Edmontonians with kids looking to cool off during the current hot spell can head to an assortment of spray parks scattered across the city with 30 opening on Tuesday.
And while that may be good news for those wishing to escape temperatures in the high 20s, not all of the city's spray parks are ready for the crowds just yet.
There are still 43 spray parks remaining in the city that won't open up for the next three to four weeks due to COVID-19 safety protocols as well as maintenance, the city said in a release.
"I wish they were all open right now," councillor Jon Dziadyk told CBC's Edmonton AM on Wednesday.
He said he has been asking the city to turn the taps on especially since surrounding areas like St. Albert have already done so.
"I think we should be a leader in this, so we should be able to respond to a heat wave and accelerate the turning on the taps," he said.
St. Albert opened their spray parks on May 22.
Jasmine Lee, a resident of northeast Edmonton, took her two kids to St. Albert on Sunday after realizing spray parks had not yet opened in Edmonton.
"I was really disappointed in the city," she said.
"I think it was a little crazy that I had to drive all the way to St. Albert," she said.
Lee normally goes to Castledowns Spray Park or Poplar Park, both of which opened up on Tuesday.
"It's been a very long, long time since she's been able to enjoy water in a public setting, especially with the pools being closed for so long," Lee said.
"There just hasn't been any opportunities for her to get out and enjoy water play and enjoy the interaction she might have with other kids."
Edmonton has a total of 74 spray parks but the Glengarry spray park will not open to the public this season because of construction.
Eduardo Sosa, director of infrastructure maintenance at the city, wrote in an email that the city has been working closely with Alberta Health Services to determine when it is safe to open spray parks as well as to ensure that the city's plans match provincial guidelines.
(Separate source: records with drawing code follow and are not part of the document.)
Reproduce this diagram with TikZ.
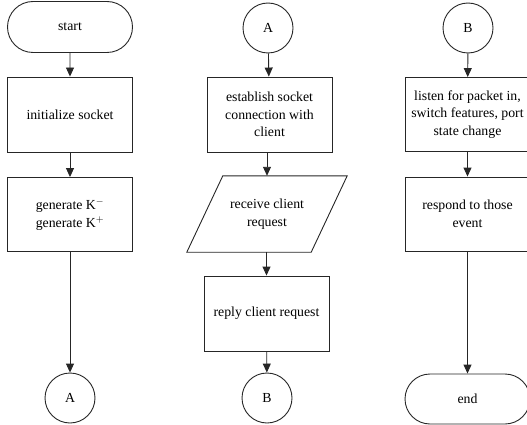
\documentclass[tikz,border=0pt]{standalone}
\usepackage{fontspec}
\setmainfont{Liberation Serif}
\usetikzlibrary{arrows.meta,shapes.misc}
\begin{document}
\begin{tikzpicture}[x=1pt,y=-1pt,
  every node/.style={font=\fontsize{13.8}{17.5}\selectfont, align=center, inner sep=0pt},
  ln/.style={draw=black!85, line width=0.9pt},
  procbox/.style={rectangle, ln, minimum width=125pt, minimum height=75pt},
  termbox/.style={rounded rectangle, ln, minimum width=125pt, minimum height=51pt},
  conn/.style={circle, ln, minimum size=50pt},
  iobox/.style={rectangle, draw=none, minimum width=124pt, minimum height=76pt},
  flow/.style={ln, -{Triangle[width=8pt,length=9pt]}}
]
\useasboundingbox (0,0) rectangle (527,425);
\clip (0,0) rectangle (527,425);

% column 1
\node[termbox] (start) at (70,27) {start};
\node[procbox] (init) at (70,114.5) {initialize socket};
\node[procbox, minimum height=74pt] (gen) at (70,214.5) {generate K$^{-}$\\generate K$^{+}$};
\node[conn] (A1) at (70,398) {A};

% column 2
\node[conn] (A2) at (268,28) {A};
\node[procbox] (est) at (269.5,114.5) {establish socket\\connection with\\client};
\node[iobox] (recv) at (267,214) {receive client\\request};
\draw[ln] ([xshift=18pt]recv.north west) -- ([xshift=18pt]recv.north east)
  -- ([xshift=-18pt]recv.south east) -- ([xshift=-18pt]recv.south west) -- cycle;
\node[procbox] (reply) at (266.5,313.5) {reply client request};
\node[conn] (B2) at (267,398) {B};

% column 3
\node[conn] (B3) at (468,28) {B};
\node[procbox, minimum height=74pt] (listen) at (467.5,114.5) {listen for packet in,\\switch features, port\\state change};
\node[procbox, minimum height=74pt] (resp) at (467.5,214) {respond to those\\event};
\node[termbox, minimum height=50pt] (end) at (467.5,399) {end};

% connectors
\draw[flow] (start) -- (init);
\draw[flow] (init) -- (gen);
\draw[flow] (gen) -- (A1);
\draw[flow] (A2) -- (est);
\draw[flow] (est.south -| recv.north) -- (recv.north);
\draw[flow] (recv.south -| reply.north) -- (reply.north);
\draw[flow] (reply) -- (B2);
\draw[flow] (B3) -- (listen);
\draw[flow] (listen) -- (resp);
\draw[flow] (resp) -- (end);
\end{tikzpicture}
\end{document}
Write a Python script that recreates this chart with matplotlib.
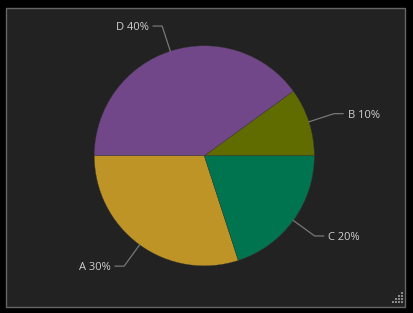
import numpy as np
import matplotlib
matplotlib.use("Agg")
import matplotlib.pyplot as plt
from matplotlib.patches import Rectangle

labels = ["B", "D", "A", "C"]
values = [10, 40, 30, 20]
colors = ["#606b00", "#714789", "#bf9426", "#00734f"]

W, H = 413, 313
fig = plt.figure(figsize=(W / 100, H / 100), dpi=100, facecolor="#000000")
ax = fig.add_axes([0, 0, 1, 1])
ax.set_xlim(0, W)
ax.set_ylim(0, H)
ax.set_aspect("equal")
ax.axis("off")

# panel
ax.add_patch(Rectangle((5.5, H - 306.5), 399, 299, facecolor="#222222",
                       edgecolor="#666666", linewidth=1, zorder=0))

cx, cy, r = 204.3, H - 155.8, 110
total = sum(values)
wedges, _ = ax.pie(values, colors=colors, startangle=0, counterclock=True,
                   radius=r, center=(cx, cy), frame=True,
                   wedgeprops=dict(linewidth=0.25, edgecolor="#3a3a3a"))
ax.set_xlim(0, W)
ax.set_ylim(0, H)
ax.axis("off")

for w, lab, v in zip(wedges, labels, values):
    ang = np.deg2rad((w.theta1 + w.theta2) / 2)
    x0, y0 = cx + r * np.cos(ang), cy + r * np.sin(ang)
    x1, y1 = cx + 1.24 * r * np.cos(ang), cy + 1.24 * r * np.sin(ang)
    side = 1 if np.cos(ang) >= 0 else -1
    x2 = x1 + side * 9
    ax.plot([x0, x1, x2], [y0, y1, y1], color="#777777", linewidth=0.9, zorder=3)
    ax.text(x2 + side * 4.5, y1 - 1.8, f"{lab} {round(100 * v / total)}%",
            ha="left" if side > 0 else "right", va="center",
            color="#cfcfcf", fontsize=8, family="Open Sans", zorder=4)

# resize grip
for i in range(4):
    for j in range(4 - i):
        gx = 402 - 3 * j
        gy = 302 - 3 * i
        ax.add_patch(Rectangle((gx - 1, H - gy - 1), 2, 2,
                               facecolor="#8a8a8a", edgecolor="none", zorder=5))

fig.savefig("out.png", dpi=100, facecolor=fig.get_facecolor())
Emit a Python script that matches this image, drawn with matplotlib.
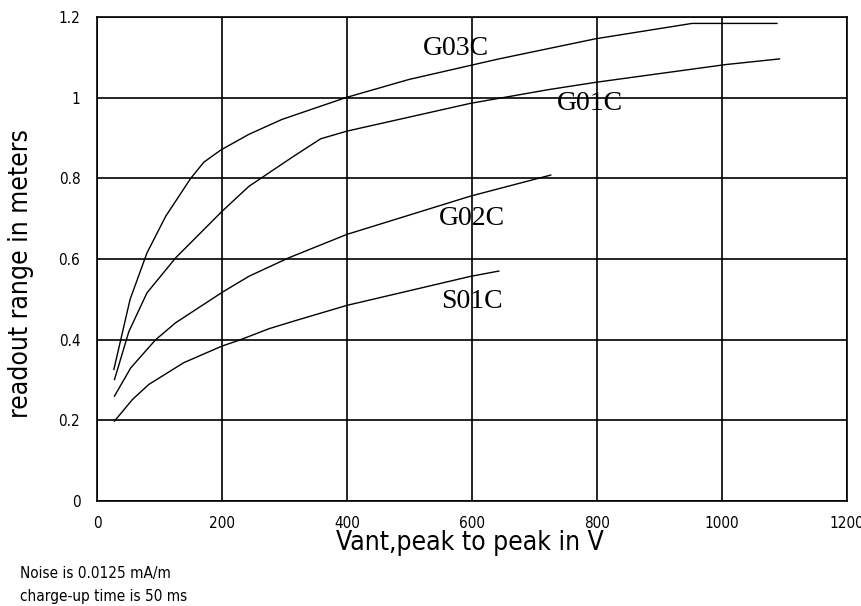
import matplotlib
matplotlib.use("Agg")
import matplotlib.pyplot as plt

# ── data (x: Vant p-p in V, y: range in m) ────────────────────────────────────
g03c_x = [27, 53, 80, 110, 150, 171, 198, 243, 296, 398, 499, 643, 798, 952, 1088]
g03c_y = [0.326, 0.50, 0.615, 0.706, 0.80, 0.84, 0.87, 0.909, 0.946, 1.0, 1.045,
          1.096, 1.146, 1.184, 1.184]

g01c_x = [28, 51, 80, 126, 200, 243, 267, 315, 358, 400, 598, 723, 798, 1006, 1092]
g01c_y = [0.301, 0.42, 0.516, 0.603, 0.718, 0.78, 0.805, 0.855, 0.898, 0.917,
          0.986, 1.02, 1.038, 1.082, 1.096]

g02c_x = [28, 54, 94, 126, 201, 243, 307, 400, 598, 726]
g02c_y = [0.26, 0.33, 0.40, 0.442, 0.518, 0.557, 0.603, 0.661, 0.756, 0.808]

s01c_x = [28, 57, 83, 139, 200, 230, 275, 315, 400, 598, 643]
s01c_y = [0.198, 0.252, 0.289, 0.343, 0.384, 0.40, 0.427, 0.446, 0.485, 0.557, 0.570]

curve_labels = ["G03C", "G01C", "G02C", "S01C"]
label_pos = [(574, 1.122), (789, 0.985), (600, 0.700), (600, 0.495)]

x_ticks = [0, 200, 400, 600, 800, 1000, 1200]
y_ticks = [0, 0.2, 0.4, 0.6, 0.8, 1.0, 1.2]
y_tick_labels = ["0", "0.2", "0.4", "0.6", "0.8", "1", "1.2"]

SERIF = ["Liberation Serif", "DejaVu Serif"]
NARROW = dict(family="DejaVu Sans", stretch="condensed")

fig = plt.figure(figsize=(8.62, 6.06), dpi=100)
ax = fig.add_axes([0.1125, 0.1733, 0.8701, 0.7987])

for xs, ys in [(g03c_x, g03c_y), (g01c_x, g01c_y), (g02c_x, g02c_y), (s01c_x, s01c_y)]:
    ax.plot(xs, ys, color="black", linewidth=1.0)

for name, (lx, ly) in zip(curve_labels, label_pos):
    ax.text(lx, ly, name, fontsize=20, family=SERIF, ha="center", va="center")

ax.set_xlim(0, 1200)
ax.set_ylim(0, 1.2)
ax.set_xticks(x_ticks)
ax.set_yticks(y_ticks)
ax.set_yticklabels(y_tick_labels)
ax.tick_params(axis="x", length=0, pad=11, labelsize=11)
ax.tick_params(axis="y", length=0, pad=12, labelsize=11)
for lbl in ax.get_xticklabels() + ax.get_yticklabels():
    lbl.set_family("DejaVu Sans")
    lbl.set_stretch("condensed")
ax.grid(True, color="black", linewidth=1.2)
for sp in ax.spines.values():
    sp.set_linewidth(1.2)

ax.set_xlabel("Vant,peak to peak in V", fontsize=19, labelpad=0, **NARROW)
ax.xaxis.set_label_coords(0.4966, -0.060)
ax.set_ylabel("readout range in meters", fontsize=19, **NARROW)
ax.yaxis.set_label_coords(-0.084, 0.47)

fig.text(0.023, 0.054, "Noise is 0.0125 mA/m", fontsize=11, va="center", **NARROW)
fig.text(0.023, 0.015, "charge-up time is 50 ms", fontsize=11, va="center", **NARROW)

fig.savefig("out.png", dpi=100)
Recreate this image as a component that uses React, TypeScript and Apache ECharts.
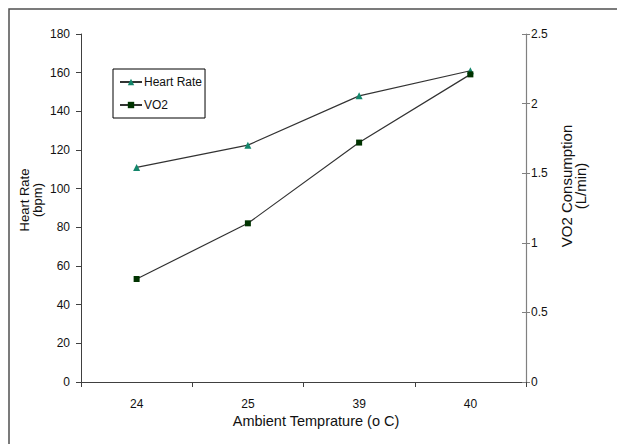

"Safety of our spray park users is our number one priority," he wrote.
Sosa added that the city also wanted to make sure that all spray parks had gone through a recent inspection to address any repairs before opening.
But Dziadyk said the maintenance work should have been completed by now.
"Throughout the winter, there's the possibility that pipes would have burst similar to underground sprinkler systems for lawns, as far as I'm concerned, we could have been doing that all throughout May," he said.
Dziadyk said he knows the city parks sets its own timeline and there isn't much more he can do except bring the concerns raised by his constituents to administration.